Foreclosure Rights Under Section 6610
In discussing the foreclosure rights provided under section 6610, the court analyzed the implications of a property owner failing to pay penalties alongside principal and interest. It noted that while section 6610 allowed for foreclosure actions based on delinquency in principal or interest, this provision must be interpreted in the context of the entire statutory scheme. The court concluded that a bondholder's right to foreclose remained intact not only for unpaid principal and interest but also for unpaid penalties. It reasoned that if penalties were not included as a basis for foreclosure, it would create an avenue for property owners to escape paying their obligations, which was contrary to the purpose of the Improvement Act. The court emphasized that the lien on the property continued until all amounts, including penalties, were fully paid.

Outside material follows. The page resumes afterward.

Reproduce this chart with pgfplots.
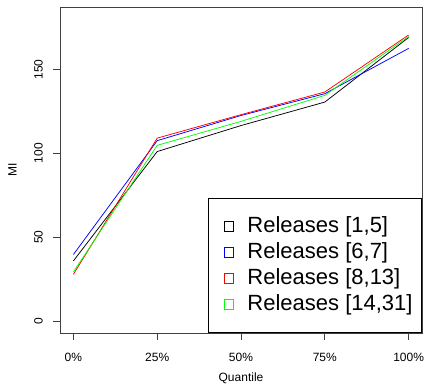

Impact of New Bonds on Existing Liabilities
The court further clarified that the issuance of new bonds did not extinguish the property owner's obligations to pay penalties accrued under a predecessor bond. It explained that the issuance of new bonds was a mere representation of the assessment and did not alter the underlying liability for the entire amount owed, including any penalties. The court pointed out that the statutory framework maintained the assessment as a lien on the property until all amounts owed were satisfied, which included any penalties that had been added due to delinquency. This interpretation ensured that the rights of bondholders to recover unpaid penalties were preserved, reinforcing the principle that property owners remained liable for their financial obligations even when their property was subdivided and new bonds were issued.
Conclusion and Judgment Reversal
Ultimately, the court concluded that Goodman, as a bondholder, had the right to maintain a foreclosure action based on the unpaid penalties, despite the Williamses' tender of payment for the principal and interest. The court reversed the trial court's judgment, which had erroneously granted summary judgment in favor of the Williamses on the grounds that penalties could not be the basis for foreclosure. By clarifying the statutory framework and its implications for the rights of bondholders and property owners, the court established that the lien remained intact and enforceable until all components of the assessment were paid. The ruling also reinforced the importance of adhering to statutory obligations in the context of property assessments and public improvements. The case was remanded for further proceedings consistent with this interpretation.